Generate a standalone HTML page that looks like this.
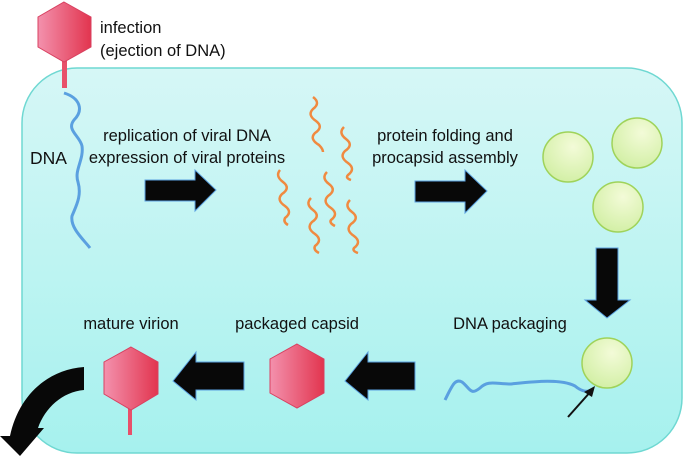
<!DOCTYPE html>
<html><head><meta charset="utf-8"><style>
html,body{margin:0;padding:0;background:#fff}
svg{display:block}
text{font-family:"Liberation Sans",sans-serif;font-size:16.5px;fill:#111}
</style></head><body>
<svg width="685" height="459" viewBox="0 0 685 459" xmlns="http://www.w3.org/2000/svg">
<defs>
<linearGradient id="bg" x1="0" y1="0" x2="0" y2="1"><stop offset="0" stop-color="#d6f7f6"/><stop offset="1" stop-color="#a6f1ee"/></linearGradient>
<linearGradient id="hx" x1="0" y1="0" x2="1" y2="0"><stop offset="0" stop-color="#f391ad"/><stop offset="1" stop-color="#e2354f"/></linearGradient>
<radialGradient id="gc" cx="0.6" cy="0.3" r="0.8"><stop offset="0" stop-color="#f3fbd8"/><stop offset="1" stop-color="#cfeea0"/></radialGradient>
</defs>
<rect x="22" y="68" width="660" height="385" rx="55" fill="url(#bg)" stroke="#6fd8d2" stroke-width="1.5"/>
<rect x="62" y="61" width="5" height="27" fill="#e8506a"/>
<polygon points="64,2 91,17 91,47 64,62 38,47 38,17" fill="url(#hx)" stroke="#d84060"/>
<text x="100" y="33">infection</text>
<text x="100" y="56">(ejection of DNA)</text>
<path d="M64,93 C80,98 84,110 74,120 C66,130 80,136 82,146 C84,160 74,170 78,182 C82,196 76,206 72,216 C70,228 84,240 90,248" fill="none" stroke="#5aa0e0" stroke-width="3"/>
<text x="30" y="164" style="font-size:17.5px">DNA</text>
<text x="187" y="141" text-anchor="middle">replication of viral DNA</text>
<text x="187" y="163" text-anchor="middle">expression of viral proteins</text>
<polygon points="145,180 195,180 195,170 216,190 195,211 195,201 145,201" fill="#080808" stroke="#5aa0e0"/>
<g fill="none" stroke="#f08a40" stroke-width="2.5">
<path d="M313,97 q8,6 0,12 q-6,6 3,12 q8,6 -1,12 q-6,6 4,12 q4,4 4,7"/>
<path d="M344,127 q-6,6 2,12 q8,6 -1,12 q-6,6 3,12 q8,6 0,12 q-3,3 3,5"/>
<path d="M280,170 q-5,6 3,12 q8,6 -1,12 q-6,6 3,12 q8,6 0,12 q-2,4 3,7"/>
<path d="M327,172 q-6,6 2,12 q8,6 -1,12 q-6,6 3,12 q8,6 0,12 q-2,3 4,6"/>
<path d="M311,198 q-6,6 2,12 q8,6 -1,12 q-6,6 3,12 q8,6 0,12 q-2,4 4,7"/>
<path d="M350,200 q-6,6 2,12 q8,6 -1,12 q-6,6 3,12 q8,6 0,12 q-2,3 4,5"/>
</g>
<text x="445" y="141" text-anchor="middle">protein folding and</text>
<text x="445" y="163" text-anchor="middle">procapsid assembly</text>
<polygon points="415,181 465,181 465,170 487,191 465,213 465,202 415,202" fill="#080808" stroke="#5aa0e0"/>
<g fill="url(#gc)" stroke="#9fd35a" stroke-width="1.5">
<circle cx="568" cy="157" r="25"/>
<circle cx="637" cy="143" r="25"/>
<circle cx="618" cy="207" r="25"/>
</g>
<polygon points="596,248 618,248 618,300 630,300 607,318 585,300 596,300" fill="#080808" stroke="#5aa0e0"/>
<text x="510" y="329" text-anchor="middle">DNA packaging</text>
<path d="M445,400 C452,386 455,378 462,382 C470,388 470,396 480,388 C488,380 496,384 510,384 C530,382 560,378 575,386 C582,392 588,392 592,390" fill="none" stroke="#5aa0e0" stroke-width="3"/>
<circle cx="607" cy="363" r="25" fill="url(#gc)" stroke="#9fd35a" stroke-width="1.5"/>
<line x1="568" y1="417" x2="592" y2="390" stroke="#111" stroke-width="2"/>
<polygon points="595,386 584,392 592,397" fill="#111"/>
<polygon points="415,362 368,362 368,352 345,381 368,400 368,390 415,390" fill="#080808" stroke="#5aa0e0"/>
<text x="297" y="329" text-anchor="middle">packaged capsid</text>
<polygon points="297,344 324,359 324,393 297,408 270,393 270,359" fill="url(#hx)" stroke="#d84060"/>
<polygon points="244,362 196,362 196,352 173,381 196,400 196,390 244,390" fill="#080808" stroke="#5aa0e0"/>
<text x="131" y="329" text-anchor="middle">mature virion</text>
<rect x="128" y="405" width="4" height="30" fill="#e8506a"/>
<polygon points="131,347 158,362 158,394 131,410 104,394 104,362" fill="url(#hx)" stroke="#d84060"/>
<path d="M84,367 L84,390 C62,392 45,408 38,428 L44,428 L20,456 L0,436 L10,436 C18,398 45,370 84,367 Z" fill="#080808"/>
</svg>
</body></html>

** Problem **
Do not include the images; transcribe the rest of the listing exactly.

** Response to the exercise **
Generate a standalone HTML page that looks like this.
<!DOCTYPE html>
<html><head><meta charset="utf-8"><style>
html,body{margin:0;padding:0;background:#fff}
svg{display:block}
text{font-family:"Liberation Sans",sans-serif;font-size:16.5px;fill:#111}
</style></head><body>
<svg width="685" height="459" viewBox="0 0 685 459" xmlns="http://www.w3.org/2000/svg">
<defs>
<linearGradient id="bg" x1="0" y1="0" x2="0" y2="1"><stop offset="0" stop-color="#d6f7f6"/><stop offset="1" stop-color="#a6f1ee"/></linearGradient>
<linearGradient id="hx" x1="0" y1="0" x2="1" y2="0"><stop offset="0" stop-color="#f391ad"/><stop offset="1" stop-color="#e2354f"/></linearGradient>
<radialGradient id="gc" cx="0.6" cy="0.3" r="0.8"><stop offset="0" stop-color="#f3fbd8"/><stop offset="1" stop-color="#cfeea0"/></radialGradient>
</defs>
<rect x="22" y="68" width="660" height="385" rx="55" fill="url(#bg)" stroke="#6fd8d2" stroke-width="1.5"/>
<rect x="62" y="61" width="5" height="27" fill="#e8506a"/>
<polygon points="64,2 91,17 91,47 64,62 38,47 38,17" fill="url(#hx)" stroke="#d84060"/>
<text x="100" y="33">infection</text>
<text x="100" y="56">(ejection of DNA)</text>
<path d="M64,93 C80,98 84,110 74,120 C66,130 80,136 82,146 C84,160 74,170 78,182 C82,196 76,206 72,216 C70,228 84,240 90,248" fill="none" stroke="#5aa0e0" stroke-width="3"/>
<text x="30" y="164" style="font-size:17.5px">DNA</text>
<text x="187" y="141" text-anchor="middle">replication of viral DNA</text>
<text x="187" y="163" text-anchor="middle">expression of viral proteins</text>
<polygon points="145,180 195,180 195,170 216,190 195,211 195,201 145,201" fill="#080808" stroke="#5aa0e0"/>
<g fill="none" stroke="#f08a40" stroke-width="2.5">
<path d="M313,97 q8,6 0,12 q-6,6 3,12 q8,6 -1,12 q-6,6 4,12 q4,4 4,7"/>
<path d="M344,127 q-6,6 2,12 q8,6 -1,12 q-6,6 3,12 q8,6 0,12 q-3,3 3,5"/>
<path d="M280,170 q-5,6 3,12 q8,6 -1,12 q-6,6 3,12 q8,6 0,12 q-2,4 3,7"/>
<path d="M327,172 q-6,6 2,12 q8,6 -1,12 q-6,6 3,12 q8,6 0,12 q-2,3 4,6"/>
<path d="M311,198 q-6,6 2,12 q8,6 -1,12 q-6,6 3,12 q8,6 0,12 q-2,4 4,7"/>
<path d="M350,200 q-6,6 2,12 q8,6 -1,12 q-6,6 3,12 q8,6 0,12 q-2,3 4,5"/>
</g>
<text x="445" y="141" text-anchor="middle">protein folding and</text>
<text x="445" y="163" text-anchor="middle">procapsid assembly</text>
<polygon points="415,181 465,181 465,170 487,191 465,213 465,202 415,202" fill="#080808" stroke="#5aa0e0"/>
<g fill="url(#gc)" stroke="#9fd35a" stroke-width="1.5">
<circle cx="568" cy="157" r="25"/>
<circle cx="637" cy="143" r="25"/>
<circle cx="618" cy="207" r="25"/>
</g>
<polygon points="596,248 618,248 618,300 630,300 607,318 585,300 596,300" fill="#080808" stroke="#5aa0e0"/>
<text x="510" y="329" text-anchor="middle">DNA packaging</text>
<path d="M445,400 C452,386 455,378 462,382 C470,388 470,396 480,388 C488,380 496,384 510,384 C530,382 560,378 575,386 C582,392 588,392 592,390" fill="none" stroke="#5aa0e0" stroke-width="3"/>
<circle cx="607" cy="363" r="25" fill="url(#gc)" stroke="#9fd35a" stroke-width="1.5"/>
<line x1="568" y1="417" x2="592" y2="390" stroke="#111" stroke-width="2"/>
<polygon points="595,386 584,392 592,397" fill="#111"/>
<polygon points="415,362 368,362 368,352 345,381 368,400 368,390 415,390" fill="#080808" stroke="#5aa0e0"/>
<text x="297" y="329" text-anchor="middle">packaged capsid</text>
<polygon points="297,344 324,359 324,393 297,408 270,393 270,359" fill="url(#hx)" stroke="#d84060"/>
<polygon points="244,362 196,362 196,352 173,381 196,400 196,390 244,390" fill="#080808" stroke="#5aa0e0"/>
<text x="131" y="329" text-anchor="middle">mature virion</text>
<rect x="128" y="405" width="4" height="30" fill="#e8506a"/>
<polygon points="131,347 158,362 158,394 131,410 104,394 104,362" fill="url(#hx)" stroke="#d84060"/>
<path d="M84,367 L84,390 C62,392 45,408 38,428 L44,428 L20,456 L0,436 L10,436 C18,398 45,370 84,367 Z" fill="#080808"/>
</svg>
</body></html>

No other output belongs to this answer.